My introduction to the silt was the public boat launch at Fort Simpson. The shore was flat and inviting, but when my canoe ran aground it did not grind to a halt as it would on gravel or sand. It squished. I got out and my feet sank into the dark Jell-O, almost up to my knees.

"We call this our beach!" called out a white guy with a long goatee. His name was Dean Harvey, and he would become my local guide. "Welcome to the last stop of civilization," said Harvey, as he drove me down the main drag in his massive pick-up truck.

Fort Simpson is no metropolis—a gas station, a hotel, a liquor store, a Chinese restaurant called Pandaville. But it is at the end of the highway, and for the next 700 miles to the north, the tiny local communities are accessible only by boat, plane, and winter ice roads.

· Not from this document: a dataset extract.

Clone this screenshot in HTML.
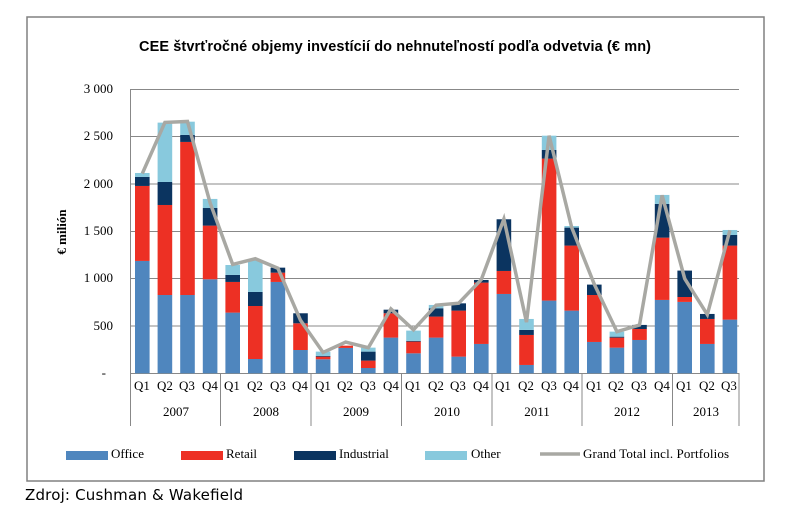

Harvey used to live in a village like that. A displaced Albertan who has worked as an educator in the far north for decades, his last assignment was in upper Nunavut, the largest Canadian territory, which extends all the way to Greenland.

"I took this job to move south," Harvey said, laughing.

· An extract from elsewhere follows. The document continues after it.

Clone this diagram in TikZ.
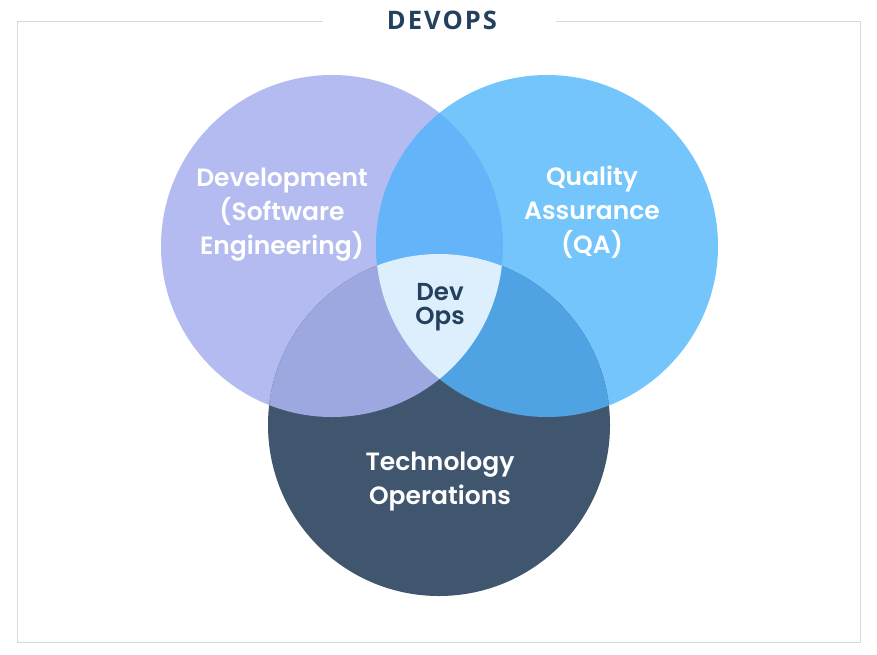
\documentclass[tikz,border=0pt]{standalone}
\usepackage{fontspec}
\setmainfont{Poppins}[BoldFont=* SemiBold]
\newfontfamily\titlefont{Open Sans}[LetterSpace=8]
\definecolor{devcol}{HTML}{B3BBF0}
\definecolor{qacol}{HTML}{74C5FC}
\definecolor{opscol}{HTML}{3F566E}
\definecolor{devqacol}{HTML}{64B4FA}
\definecolor{devopscol}{HTML}{9EA8E0}
\definecolor{qaopscol}{HTML}{4FA3E2}
\definecolor{corecol}{HTML}{DDEEFC}
\definecolor{inkcol}{HTML}{24405C}
\definecolor{framecol}{HTML}{D9D9D9}
\tikzset{
  frame/.style={draw=framecol, line width=1pt},
  lbl/.style={text=white, align=center, font=\fontsize{25}{34}\selectfont\bfseries},
  corelbl/.style={text=inkcol, align=center, font=\fontsize{24.5}{23.5}\selectfont\bfseries}
}

\begin{document}
\begin{tikzpicture}[x=1pt, y=-1pt]
      \useasboundingbox (0,0) rectangle (877,654);
      \fill[white] (0,0) rectangle (877,654);
      \draw[frame] (323,21) -| (17,642) -| (860,21) -- (556,21);
      \node[font=\titlefont\bfseries\fontsize{25.5}{30}\selectfont, text=inkcol] (title) at (442,20) {DEVOPS};
      % the three circles
      \fill[devcol] (332,246) circle (171);
      \fill[qacol] (547,246) circle (171);
      \fill[opscol] (439,425) circle (171);
      % overlaps
      \begin{scope}
        \clip (332,246) circle (171);
        \fill[devqacol] (547,246) circle (171);
        \fill[devopscol] (439,425) circle (171);
      \end{scope}
      \begin{scope}
        \clip (547,246) circle (171);
        \fill[qaopscol] (439,425) circle (171);
        \clip (332,246) circle (171);
        \fill[corecol] (439,425) circle (171);
      \end{scope}
      \node[lbl] (dev) at (282,215) {Development\\(Software\\Engineering)};
      \node[lbl] (qa) at (592,212) {Quality\\Assurance\\(QA)};
      \node[lbl] (ops) at (440,482) {Technology\\Operations};
      \node[corelbl] (core) at (440,307) {Dev\\Ops};
\end{tikzpicture}
\end{document}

After the blink-and-miss-it downtown, we looped back around along the Mackenzie.

"Those folks don't have driveways anymore," Harvey said, pointing to a line of houses with grand views. Like most towns on the river, Fort Simpson is high up on a bluff to avoid spring flooding. But the road along the bank was collapsing, ice-induced landslides eating away at the packed gravel surface.

Fort Simpson sits on an island of silt, the slough formed when the clear main channel meets the laden mountain river, a tail of land narrowing to the north with the current. Mound and scrape, mound and scrape—the Mackenzie and Liard work like a painter preparing drywall.   

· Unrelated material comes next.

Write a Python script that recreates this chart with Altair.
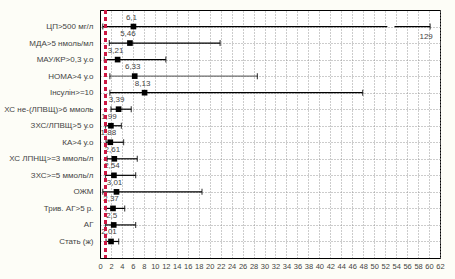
import altair as alt
import pandas as pd

# ---- data ----
names = ["ЦП>500 мг/л", "МДА>5 нмоль/мл", "МАУ/КР>0,3 у.о", "HOMA>4 у.о",
         "Інсулін>=10", "ХС не-(ЛПВЩ)>6 ммоль", "ЗХС/ЛПВЩ>5 у.о", "КА>4 у.о",
         "ХС ЛПНЩ>=3 ммоль/л", "ЗХС>=5 ммоль/л", "ОЖМ", "Трив. АГ>5 р.",
         "АГ", "Стать (ж)"]
or_vals = [6.1, 5.46, 3.21, 6.33, 8.13, 3.39, 1.99, 1.88, 2.61, 2.54, 3.01, 2.37, 2.5, 2.01]
or_text = ["6,1", "5,46", "3,21", "6,33", "8,13", "3,39", "1,99", "1,88", "2,61",
           "2,54", "3,01", "2,37", "2,5", "2,01"]
ci_lo = [0.5, 1.7, 0.8, 1.8, 1.8, 2.0, 1.0, 1.1, 1.3, 1.0, 0.5, 1.1, 1.0, 1.1]
ci_hi = [129, 21.9, 12.0, 28.7, 47.9, 5.7, 3.9, 4.3, 6.8, 6.5, 18.6, 4.5, 6.5, 3.4]
line_col = ["#000000", "#000000", "#000000", "#6e6e6e", "#000000", "#000000", "#000000",
            "#000000", "#000000", "#000000", "#000000", "#000000", "#000000", "#000000"]

x_ticks = list(range(0, 63, 2))
x_max = 62
ref_value = 1
# broken axis for values beyond the scale
shown_max = 60.2
break_from = 52.4
break_to = 53.7

rows = list(range(1, len(names) + 1))

df = pd.DataFrame({"row": rows, "name": names, "or": or_vals, "txt": or_text,
                   "lo": ci_lo, "hi": ci_hi, "col": line_col})
df["hi_end"] = [min(h, shown_max) for h in ci_hi]

seg_rows, seg_a, seg_b, seg_c = [], [], [], []
for r, lo, hi, c in zip(rows, ci_lo, ci_hi, line_col):
    if hi > x_max:
        seg_rows += [r, r]; seg_a += [lo, break_to]; seg_b += [break_from, shown_max]; seg_c += [c, c]
    else:
        seg_rows.append(r); seg_a.append(lo); seg_b.append(hi); seg_c.append(c)
segs = pd.DataFrame({"row": seg_rows, "a": seg_a, "b": seg_b, "col": seg_c})

caps = pd.DataFrame({"row": rows + rows, "v": ci_lo + list(df["hi_end"])})
over = df[df["hi"] > x_max].copy()
over["lab"] = [str(int(h)) for h in over["hi"]]

font = "Liberation Sans"
label_expr = "[" + ",".join("'" + n + "'" for n in names) + "][datum.value - 1]"

xs = alt.Scale(domain=[0, x_max], nice=False, zero=False)
ys = alt.Scale(domain=[0, len(names) + 1], reverse=True, nice=False, zero=False)

x_axis = alt.Axis(values=x_ticks, grid=True, gridDash=[1, 2], gridColor="#999999",
                  ticks=False, domainColor="black", labelFontSize=7.5, labelFont=font,
                  labelColor="#444", labelPadding=4, title=None, labelFlush=False,
                  labelOverlap=False)
y_axis = alt.Axis(values=rows, grid=True, gridDash=[1, 2], gridColor="#999999",
                  ticks=False, domainColor="black", labelFontSize=8, labelFont=font,
                  labelColor="#444", labelPadding=7, title=None, labelExpr=label_expr,
                  labelOverlap=False)

def X(f):
    return alt.X(f, type="quantitative", scale=xs, axis=x_axis)

def Y():
    return alt.Y("row", type="quantitative", scale=ys, axis=y_axis)

refline = alt.Chart(df).mark_rule(color="#cc1844", strokeWidth=1.8, strokeDash=[4, 3]).encode(
    x=alt.datum(ref_value, type="quantitative", scale=xs, axis=x_axis))

lines = alt.Chart(segs).mark_rule(strokeWidth=1.2).encode(
    x=X("a"), x2="b:Q", y=Y(), color=alt.Color("col:N", scale=None))

capm = alt.Chart(caps).mark_tick(orient="vertical", size=6, thickness=1.2, color="black").encode(
    x=X("v"), y=Y())

pts = alt.Chart(df).mark_square(size=32, color="black", opacity=1).encode(x=X("or"), y=Y())

lbl = alt.Chart(df).mark_text(dy=-9, dx=-2, fontSize=8, font=font, color="#444").encode(
    x=X("or"), y=Y(), text="txt:N")

over_lbl = alt.Chart(over).mark_text(dy=10, dx=-4, fontSize=8, font=font, color="#444").encode(
    x=X("hi_end"), y=Y(), text="lab:N")

chart = alt.layer(lines, capm, pts, lbl, over_lbl, refline).properties(
    width=340, height=248,
    padding={"left": 100, "top": 10, "right": 15, "bottom": 21},
    autosize=alt.AutoSizeParams(type="none"),
    background="#fdfdf7",
).configure_view(stroke="black", strokeWidth=1, fill="white"
).configure_axis(labelOverlap=False)

chart.save("out.html", embed_options={"renderer": "svg", "actions": False})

The town exists because of that silt, and yet will eventually be destroyed by it. Because really, the silt is just a second-order effect. The driving force, the destructive force, is the ice, and specifically, because of climate change, the timing and speed of its melting. The island upon which Fort Simpson rests has always been in flux, but global warming has tweaked the balanced system.

Here's how it works. Consider the old seasonal cycle, starting in stasis, in winter, when everything is frozen in place: Once spring comes, Fort Simpson's island is caught between three forces. Hundreds of miles to the south, portions of the Mackenzie basin thaw and start to flow northward. Meanwhile, the far Arctic mouth of the river remains locked up tight, causing the Mackenzie to back up like a bathtub with the plug firmly in its drain, flooding the valley. The Liard eventually breaks up as well, though in a more traditional pattern, the lower altitude (and thus warmer) mouth melting first, followed by the snows of the high glaciers frozen in the Rocky Mountains of BC.

But the cycle has been disrupted. There is no flood control on the Mackenzie River itself: I paddled the entire length of the river, and saw not a single dam for over 1,100 miles. Flood control upstream of Great Slave Lake, however, especially on the Peace River, has greatly reduced the influx of water from the south. Meanwhile, the glaciers of BC are melting at an astonishing rate. Last year, Canadian scientists predicted that by 2100, over 90 percent of the glaciers that feed the Liard River will be gone. Today, while the glaciers still exist, they are melting earlier in the season, flooding before the Mackenzie has time to break up.

Now the Liard thaws first, pushing its dirty ice floes under the clean white pack on the Mackenzie. The silty river starts to flow, grinds its massive ice jam along the shore at Fort Simpson, while the Mackenzie holds firm. More scraping, less mounding, and the town's island slides away, season by season.